### The exercise:
What lines of the data include the string "matplotlib"? Copy them all.

___

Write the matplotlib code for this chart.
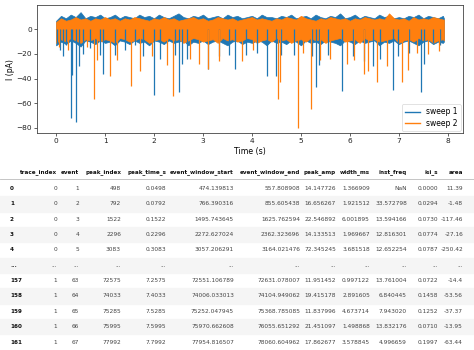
import matplotlib
matplotlib.use("Agg")
import matplotlib.pyplot as plt
from matplotlib import font_manager
from matplotlib.patches import Rectangle
from matplotlib.lines import Line2D

# ---------------- data: traces ----------------
knot_t = [round(0.1 * i, 1) for i in range(80)] + [7.92]
blue_top = [7, 11, 9, 12, 10, 14, 9, 11, 10, 12, 9, 10, 12, 9, 11, 10, 9, 12, 10, 11,
            9, 12, 10, 9, 11, 13, 10, 9, 11, 10, 12, 9, 10, 11, 9, 12, 10, 11, 9, 10,
            11, 9, 12, 10, 10, 9, 11, 10, 12, 9, 10, 11, 9, 12, 10, 9, 11, 10, 13, 9,
            10, 12, 9, 11, 10, 9, 12, 10, 11, 9, 10, 9, 11, 10, 12, 9, 11, 10, 9, 11, 9]
orange_top = [6, 9, 7, 8, 10, 8, 9, 7, 9, 8, 10, 8, 9, 7, 9, 8, 10, 9, 8, 7,
              9, 8, 10, 8, 9, 7, 8, 9, 10, 8, 9, 7, 8, 10, 9, 8, 9, 7, 8, 9,
              10, 8, 9, 8, 7, 9, 8, 10, 9, 8, 11, 9, 8, 7, 9, 8, 10, 9, 8, 9,
              7, 9, 8, 10, 9, 8, 9, 8, 13, 9, 8, 9, 7, 10, 8, 9, 8, 10, 9, 8, 8]
blue_bot = [-13, -10, -12, -9, -11, -14, -9, -10, -12, -9, -11, -10, -13, -9, -10, -12, -9, -11, -10, -13,
            -9, -10, -12, -9, -11, -10, -9, -13, -10, -11, -9, -12, -10, -9, -11, -13, -10, -9, -12, -10,
            -11, -9, -10, -13, -9, -11, -10, -12, -9, -10, -13, -9, -11, -10, -12, -9, -10, -11, -13, -9,
            -10, -12, -9, -11, -10, -9, -13, -10, -11, -9, -12, -10, -9, -11, -13, -10, -9, -12, -10, -11, -10]
orange_bot = [-11, -8, -10, -7, -9, -11, -8, -9, -7, -10, -8, -9, -11, -7, -8, -10, -9, -7, -8, -11,
              -9, -8, -10, -7, -9, -8, -11, -9, -7, -8, -10, -9, -8, -11, -7, -9, -8, -10, -9, -7,
              -8, -11, -9, -8, -10, -7, -9, -8, -11, -9, -8, -10, -7, -9, -8, -11, -9, -8, -7, -10,
              -9, -8, -11, -7, -9, -8, -10, -9, -8, -7, -11, -9, -8, -10, -7, -9, -8, -11, -9, -8, -9]

blue_ev_t = [0.01, 0.08, 0.15, 0.20, 0.30, 0.33, 0.41, 0.46, 0.54, 0.69, 0.90, 0.95, 1.20, 1.41,
             1.61, 1.78, 1.99, 2.12, 2.43, 2.50, 2.57, 2.67, 3.10, 3.32, 3.53, 3.66, 3.88, 4.10,
             4.30, 4.49, 4.60, 4.85, 5.22, 5.31, 5.36, 5.56, 5.83, 6.07, 6.29, 6.48, 6.62, 6.88,
             6.99, 7.20, 7.46, 7.52, 7.69, 7.84]
blue_ev_a = [-11, -17, -22, -13, -72, -37, -75.6, -30, -20, -15, -21, -36, -21, -17,
             -13, -22, -53, -24, -21, -51, -28, -24, -32, -22, -21, -32, -21, -19.5,
             -37.7, -37.7, -21, -21, -22, -47, -29, -21, -50, -22, -26, -30, -24, -49,
             -22, -19.5, -51, -28, -11, -13]
orange_ev_t = [0.05, 0.25, 0.63, 0.78, 0.83, 1.10, 1.24, 1.53, 1.71, 1.95, 2.26, 2.38, 2.74,
               2.92, 3.10, 3.32, 3.79, 4.03, 4.53, 4.57, 4.94, 5.05, 5.21, 5.39, 5.60, 5.94,
               6.09, 6.28, 6.38, 6.56, 6.75, 7.06, 7.18, 7.37, 7.60, 7.81]
orange_ev_a = [-14, -17, -14, -57, -25, -38, -25, -46, -34, -22, -29, -54, -24,
               -28, -32, -26, -26, -17, -57, -43, -80, -19.5, -65, -25, -24, -28,
               -25, -36, -34, -43, -30, -43, -33, -19.5, -20, -18]

# ---------------- data: table ----------------
table_columns = ["trace_index", "event", "peak_index", "peak_time_s", "event_window_start",
                 "event_window_end", "peak_amp", "width_ms", "inst_freq", "isi_s", "area"]
row_labels = ["0", "1", "2", "3", "4", "...", "157", "158", "159", "160", "161"]
col_trace_index = ["0", "0", "0", "0", "0", "...", "1", "1", "1", "1", "1"]
col_event = ["1", "2", "3", "4", "5", "...", "63", "64", "65", "66", "67"]
col_peak_index = ["498", "792", "1522", "2296", "3083", "...", "72575", "74033", "75285", "75995", "77992"]
col_peak_time_s = ["0.0498", "0.0792", "0.1522", "0.2296", "0.3083", "...",
                   "7.2575", "7.4033", "7.5285", "7.5995", "7.7992"]
col_window_start = ["474.139813", "766.390316", "1495.743645", "2272.627024", "3057.206291", "...",
                    "72551.106789", "74006.033013", "75252.047945", "75970.662608", "77954.816507"]
col_window_end = ["557.808908", "855.605438", "1625.762594", "2362.323696", "3164.021476", "...",
                  "72631.078007", "74104.949062", "75368.785085", "76055.651292", "78060.604962"]
col_peak_amp = ["14.147726", "16.656267", "22.546892", "14.133513", "72.345245", "...",
                "11.951452", "19.415178", "11.837996", "21.451097", "17.862677"]
col_width_ms = ["1.366909", "1.921512", "6.001895", "1.969667", "3.681518", "...",
                "0.997122", "2.891605", "4.673714", "1.498868", "3.578845"]
col_inst_freq = ["NaN", "33.572798", "13.594166", "12.816301", "12.652254", "...",
                 "13.761004", "6.840445", "7.943020", "13.832176", "4.996659"]
col_isi_s = ["0.0000", "0.0294", "0.0730", "0.0774", "0.0787", "...",
             "0.0722", "0.1458", "0.1252", "0.0710", "0.1997"]
col_area = ["11.39", "-1.48", "-117.46", "-27.16", "-250.42", "...",
            "-14.4", "-53.56", "-37.37", "-13.95", "-63.44"]
table_values = [col_trace_index, col_event, col_peak_index, col_peak_time_s, col_window_start,
                col_window_end, col_peak_amp, col_width_ms, col_inst_freq, col_isi_s, col_area]

# ---------------- figure ----------------
W, H = 474, 350
fig = plt.figure(figsize=(W / 100, H / 100), dpi=100)
ax = fig.add_axes([37 / W, 1 - 133.3 / H, (463 - 37) / W, (133.3 - 5) / H])

blue, orange = "#1f77b4", "#ff7f0e"
ax.fill_between(knot_t, blue_bot, blue_top, color=blue, lw=0.5, edgecolor=blue)
ax.vlines(blue_ev_t, 0, blue_ev_a, color=blue, lw=0.9)
ax.fill_between(knot_t, orange_bot, orange_top, color=orange, lw=0.5, edgecolor=orange)
ax.vlines(orange_ev_t, 0, orange_ev_a, color=orange, lw=0.9)

ax.set_xlim(-0.39, 8.31)
ax.set_ylim(-84.5, 19.8)
ax.set_xticks([0, 1, 2, 3, 4, 5, 6, 7, 8])
ax.set_yticks([0, -20, -40, -60, -80])
ax.tick_params(labelsize=5.3, length=2, width=0.5, pad=1.5, colors="#222")
for s in ax.spines.values():
    s.set_linewidth(0.6)
    s.set_color("#444")
ax.set_xlabel("Time (s)", fontsize=5.6, labelpad=2)
ax.set_ylabel("I (pA)", fontsize=5.6, labelpad=1)
handles = [Line2D([], [], color=blue, lw=1.0), Line2D([], [], color=orange, lw=1.0)]
leg = ax.legend(handles, ["sweep 1", "sweep 2"], loc="lower right", fontsize=5.5,
                handlelength=2.0, borderpad=0.4, labelspacing=0.35, borderaxespad=0.3)
leg.get_frame().set_linewidth(0.5)

# ---------------- table ----------------
names = {f.name for f in font_manager.fontManager.ttflist}
if "DejaVu Sans Condensed" in names:
    tfam, hsize, vsize = "DejaVu Sans Condensed", 4.5, 4.6
else:
    tfam, hsize, vsize = "DejaVu Sans", 4.1, 4.2
right_edges = [57, 79, 121, 166, 234, 300, 336, 370, 407, 438, 463]
header_y = 172
row_y0, row_dy = 188.5, 15.35


def fx(x):
    return x / W


def fy(y):
    return 1 - y / H


for i in range(len(row_labels)):
    if i % 2 == 1:
        yc = row_y0 + row_dy * i
        fig.patches.append(Rectangle((0, fy(yc + row_dy / 2)), 1, row_dy / H,
                                     transform=fig.transFigure, color="#f5f5f5", zorder=0))
fig.add_artist(Line2D([0, 1], [fy(179), fy(179)], transform=fig.transFigure, color="#bbb", lw=0.6))

for c, name in enumerate(table_columns):
    fig.text(fx(right_edges[c]), fy(header_y), name, ha="right", va="center",
             family=tfam, fontsize=hsize, fontweight="bold", color="#111")
for i, lab in enumerate(row_labels):
    yc = row_y0 + row_dy * i
    fig.text(fx(10), fy(yc), lab, ha="left", va="center", family=tfam, fontsize=hsize,
             fontweight="bold", color="#111")
    for c in range(len(table_columns)):
        fig.text(fx(right_edges[c]), fy(yc), table_values[c][i], ha="right", va="center",
                 family=tfam, fontsize=vsize, color="#444")

fig.savefig("out.png", dpi=100)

___

### Response:
Write the matplotlib code for this chart.
import matplotlib
matplotlib.use("Agg")
import matplotlib.pyplot as plt
from matplotlib import font_manager
from matplotlib.patches import Rectangle
from matplotlib.lines import Line2D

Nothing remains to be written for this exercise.